Reproduce exactly the lines below, from the first one through the line containing "import pandas as pd", and omit any pictures.

— Start DATA SEGMENT —

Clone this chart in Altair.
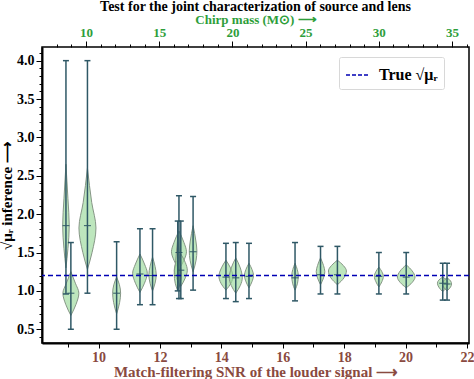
import altair as alt
import pandas as pd

# ---------------- data ----------------
# violin centres on the match-filtering SNR axis
snr = [8.94, 9.10, 9.64, 10.59, 11.35, 11.76, 12.62, 12.68, 12.58, 13.08,
       14.15, 14.47, 14.90, 16.40, 17.23, 17.78, 19.13, 20.02, 21.21, 21.35]
# whisker extent (min / max) and median of each posterior
low = [0.96, 0.50, 0.97, 0.50, 0.82, 0.82, 0.90, 0.90, 1.00, 1.01,
       0.90, 0.86, 0.90, 0.87, 0.96, 0.96, 0.96, 0.96, 0.88, 0.88]
high = [4.00, 1.63, 4.00, 1.64, 1.81, 1.81, 2.24, 1.91, 1.91, 2.23,
        1.62, 1.63, 1.62, 1.63, 1.58, 1.58, 1.50, 1.50, 1.36, 1.36]
median = [1.85, 0.97, 1.85, 0.97, 1.22, 1.20, 1.50, 1.27, 1.20, 1.51,
          1.18, 1.17, 1.19, 1.17, 1.21, 1.21, 1.19, 1.18, 1.10, 1.09]
# violin outline: sample levels and half-widths (in SNR units)
prof_val = [
    [1.30, 1.55, 1.85, 2.20, 2.65], [0.68, 0.82, 0.97, 1.10, 1.25],
    [1.28, 1.50, 1.82, 2.15, 2.60], [0.70, 0.85, 0.97, 1.08, 1.18],
    [0.98, 1.10, 1.23, 1.35, 1.48], [1.00, 1.10, 1.21, 1.32, 1.44],
    [1.28, 1.40, 1.51, 1.63, 1.78], [1.06, 1.17, 1.27, 1.37, 1.48],
    [1.00, 1.10, 1.22, 1.40, 1.70], [1.25, 1.40, 1.52, 1.65, 1.85],
    [1.01, 1.10, 1.19, 1.30, 1.40], [0.97, 1.07, 1.17, 1.30, 1.43],
    [1.04, 1.12, 1.20, 1.28, 1.36], [1.01, 1.10, 1.20, 1.28, 1.36],
    [1.08, 1.17, 1.25, 1.33, 1.43], [1.08, 1.17, 1.26, 1.33, 1.40],
    [1.05, 1.12, 1.19, 1.25, 1.31], [1.04, 1.11, 1.18, 1.26, 1.34],
    [0.99, 1.05, 1.10, 1.14, 1.18], [1.00, 1.05, 1.09, 1.13, 1.17],
]
prof_hw = [
    [0, 0.065, 0.107, 0.065, 0], [0, 0.163, 0.260, 0.147, 0],
    [0, 0.150, 0.277, 0.140, 0], [0, 0.098, 0.130, 0.091, 0],
    [0, 0.147, 0.238, 0.147, 0], [0, 0.081, 0.120, 0.081, 0],
    [0, 0.163, 0.244, 0.163, 0], [0, 0.147, 0.212, 0.147, 0],
    [0, 0.081, 0.114, 0.065, 0], [0, 0.098, 0.124, 0.091, 0],
    [0, 0.163, 0.228, 0.147, 0], [0, 0.147, 0.212, 0.147, 0],
    [0, 0.098, 0.147, 0.098, 0], [0, 0.081, 0.107, 0.072, 0],
    [0, 0.098, 0.140, 0.098, 0], [0, 0.212, 0.293, 0.195, 0],
    [0, 0.098, 0.147, 0.098, 0], [0, 0.195, 0.287, 0.195, 0],
    [0, 0.130, 0.173, 0.130, 0], [0, 0.114, 0.147, 0.114, 0],
]
true_value = 1.2
true_label = "True √μᵣ"

snr_ticks = [9, 10, 11, 12, 13, 14, 15, 16, 17, 18, 19, 20, 21, 22]
chirp_ticks = [8, 9, 10, 11, 12, 13, 14, 15, 16, 17, 18, 19, 20, 21, 22,
               23, 24, 25, 26, 27, 28, 29, 30, 31, 32, 33, 34, 35, 36]
y_ticks = [0.4, 0.5, 0.6, 0.7, 0.8, 0.9, 1.0, 1.1, 1.2, 1.3, 1.4, 1.5, 1.6,
           1.7, 1.8, 1.9, 2.0, 2.1, 2.2, 2.3, 2.4, 2.5, 2.6, 2.7, 2.8, 2.9,
           3.0, 3.1, 3.2, 3.3, 3.4, 3.5, 3.6, 3.7, 3.8, 3.9, 4.0, 4.1]

# ---------------- tables ----------------
stats = pd.DataFrame({"id": list(range(len(snr))), "snr": snr, "low": low,
                      "high": high, "median": median})
rows = []
for i, (vals, hws) in enumerate(zip(prof_val, prof_hw)):
    for v, w in zip(vals, hws):
        rows.append({"id": i, "snr": snr[i], "val": v, "hw": w})
prof = pd.DataFrame(rows)
truth = pd.DataFrame({"true": [true_value], "label": [true_label]})
top_df = pd.DataFrame({"chirp": chirp_ticks})

SERIF = "Liberation Serif"
BROWN = "#8a4a40"
GREEN = "#2e9e3a"
LINE = "#2f5866"

xscale = alt.Scale(domain=[8.16, 22.065], nice=False, zero=False)
yscale = alt.Scale(domain=[0.321, 4.178], nice=False, zero=False)

x_axis = alt.Axis(
    title="Match-filtering SNR of the louder signal ⟶",
    values=snr_ticks,
    labelExpr="datum.value % 2 === 0 ? datum.label : ''",
    tickSize={"condition": {"test": "datum.value % 2 === 0", "value": 5}, "value": 4},
    labelColor=BROWN, titleColor=BROWN, labelFont=SERIF, titleFont=SERIF,
    labelFontSize=14, titleFontSize=15, labelFontWeight="bold",
    titleFontWeight="bold", grid=False, labelPadding=2, titlePadding=0,
    domainColor="black", domainWidth=2, tickColor="black",
)
y_axis = alt.Axis(
    title="√μᵣ inference ⟶",
    values=y_ticks,
    labelExpr="abs(datum.value*2 - round(datum.value*2)) < 0.001 ? format(datum.value, '.1f') : ''",
    tickSize={"condition": {"test": "abs(datum.value*2 - round(datum.value*2)) < 0.001", "value": 6}, "value": 3},
    labelColor="black", titleColor="black", labelFont=SERIF, titleFont=SERIF,
    labelFontSize=14, titleFontSize=15, labelFontWeight="bold",
    titleFontWeight="bold", grid=False, labelPadding=2, titlePadding=2,
    domainColor="black", domainWidth=2, tickColor="black",
)

violins = alt.Chart(prof).transform_calculate(
    xl="datum.snr - datum.hw", xr="datum.snr + datum.hw"
).mark_area(
    orient="horizontal", interpolate="monotone", color="#9ad89a",
    fillOpacity=0.65, stroke="#869686", strokeWidth=1,
).encode(
    y=alt.Y("val:Q", scale=yscale, axis=y_axis),
    x=alt.X("xl:Q", scale=xscale, axis=x_axis),
    x2="xr:Q",
    detail="id:N",
)

whisk = alt.Chart(stats).mark_rule(color=LINE, strokeWidth=1.5).encode(
    x=alt.X("snr:Q", scale=xscale, axis=x_axis),
    y=alt.Y("low:Q", scale=yscale, axis=y_axis),
    y2="high:Q",
)
cap_lo = alt.Chart(stats).mark_tick(orient="horizontal", color=LINE, size=6, thickness=1.5, opacity=1).encode(
    x=alt.X("snr:Q", scale=xscale, axis=x_axis),
    y=alt.Y("low:Q", scale=yscale, axis=y_axis),
)
cap_hi = alt.Chart(stats).mark_tick(orient="horizontal", color=LINE, size=6, thickness=1.5, opacity=1).encode(
    x=alt.X("snr:Q", scale=xscale, axis=x_axis),
    y=alt.Y("high:Q", scale=yscale, axis=y_axis),
)
med = alt.Chart(stats).mark_tick(orient="horizontal", color=LINE, size=7, thickness=1, opacity=1).encode(
    x=alt.X("snr:Q", scale=xscale, axis=x_axis),
    y=alt.Y("median:Q", scale=yscale, axis=y_axis),
)

true_rule = alt.Chart(truth).mark_rule(strokeDash=[5, 3], strokeWidth=1.6).encode(
    y=alt.Y("true:Q", scale=yscale, axis=y_axis),
    color=alt.Color(
        "label:N", scale=alt.Scale(range=["#0000b4"]),
        legend=alt.Legend(
            title=None, orient="none", legendX=297, legendY=10,
            symbolType="stroke", symbolDash=[4, 2], symbolStrokeWidth=1.6,
            symbolSize=484, labelFont=SERIF, labelFontSize=16,
            labelFontWeight="bold", labelColor="black", labelOffset=10,
            fillColor="white", strokeColor="#d8d8d8", padding=6,
            cornerRadius=2,
        ),
    ),
)

main = alt.layer(violins, whisk, cap_lo, cap_hi, med, true_rule)

top = alt.Chart(top_df).mark_point(opacity=0).encode(
    x=alt.X(
        "chirp:Q",
        scale=alt.Scale(domain=[6.995, 36.16], nice=False, zero=False),
        axis=alt.Axis(
            orient="top", title="Chirp mass (M⊙) ⟶", values=chirp_ticks,
            labelExpr="datum.value % 5 === 0 ? datum.label : ''",
            tickSize={"condition": {"test": "datum.value % 5 === 0", "value": 6}, "value": 3},
            labelColor=GREEN, titleColor=GREEN, labelFont=SERIF,
            titleFont=SERIF, labelFontSize=13, titleFontSize=13,
            labelFontWeight="bold", titleFontWeight="bold", grid=False,
            labelPadding=2, titlePadding=0, domain=False, tickColor="black",
        ),
    ),
    y=alt.Y("chirp:Q", axis=None, scale=alt.Scale(domain=[0, 100])),
)

chart = alt.layer(main, top).resolve_scale(x="independent", y="independent").properties(
    width=427, height=296,
    autosize=alt.AutoSizeParams(type="none"),
    padding={"left": 42, "top": 47, "right": 5, "bottom": 36},
    background="white",
    title=alt.TitleParams(
        "Test for the joint characterization of source and lens",
        font=SERIF, fontSize=14, fontWeight="bold", color="black",
        anchor="middle", offset=-1,
    ),
).configure_view(stroke="black", strokeWidth=1.5)

chart.save("out.html", embed_options={"renderer": "svg", "actions": False})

— End DATA SEGMENT —

[SOLUTION TO THIS EXERCISE]:
Clone this chart in Altair.
import altair as alt
import pandas as pd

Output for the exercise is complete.